Remix.run Logo
vidarh 5 hours ago

Rather than an LLM=true, this is better handled with standardizing quiet/verbose settings, as this is a question of verbosity, where an LLM is one instance where you usually want it to be quieter, but not always.

Secondly, a helper to capture output and cache it, and frankly a tool or just options to the regular shell/bash tools to cache output and allow filtered retrieval of the cached output, as more so than context and tokens the frustration I have with the patterns shown is that often the agent will re-execute time-consuming tasks to retrieve a different set of lines from the output.

A lot of the time it might even be best to run the tool with verbose output, but it'd be nice if tools had a more uniform way of giving output that was easier to systematically filter to essentials on first run (while caching the rest).

iainmerrick 5 hours ago | parent | next [-]

Yes! After seeing a lot of discussions like this, I came up with a rule of thumb:

Any special accommodations you make for LLMs are either a) also good for humans, or b) more trouble than they're worth.
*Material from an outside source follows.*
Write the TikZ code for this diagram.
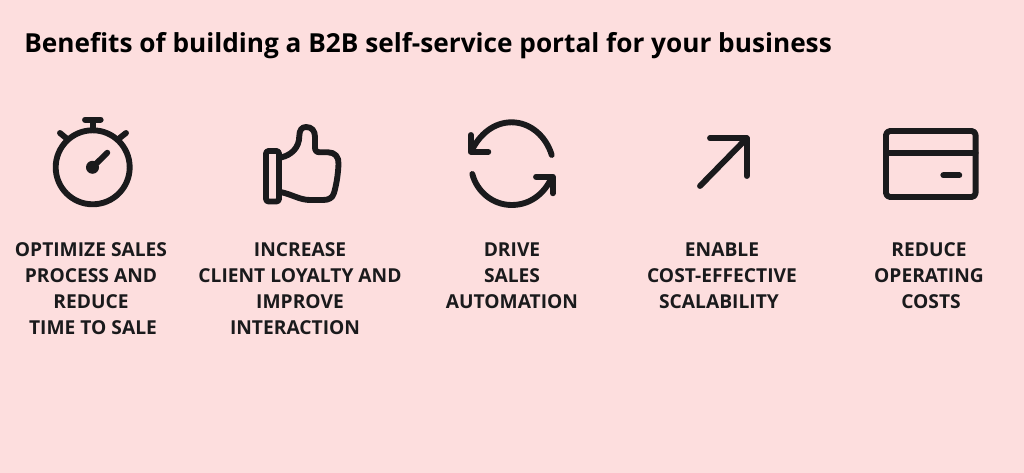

It would be nice for both LLMs and humans to have a tool that hides verbose tool output, but still lets you go back and inspect it if there's a problem. Although in practice as a human I just minimise the terminal and ignore the spam until it finishes. Maybe LLMs just need their own equivalent of that, rather than always being hooked up directly to the stdout firehose.

MITSardine 3 hours ago | parent | prev [-]

Yes, what's preventing the LLM from running myCommand > /tmp/out_someHash.txt ; tail out_someHash.txt and then greping or tailing around /tmp/out_someHash.txt on failure?

vidarh 3 hours ago | parent [-]

There isn't really anything other than training, but they generally don't. You probably can get them to do that with some extra instructions, but part of the problem - at least with Claude - is that it's really trigger-happy about re-running the commands if it doesn't get the results it likes, assuming the results reflects stale results. Even with very expensive (in time) scripts I often see it start a run, pipe it to a file, put it in the background, then loop on sleep statements, occasionally get "frustrated" and check, only to throw the results away 30 seconds after they are done because it's made an unrelated change.

A lot of the time this behaviour is probably right. But it's annoyingly hard to steer it to handle this correctly. I've had it do this even with make targets where the makefile itself makes clear the dependencies means it could trust the cached (in a file) results if it just runs make <target>. Instead I regularly find it reading the Makefile and running the commands manually to work around the dependency management.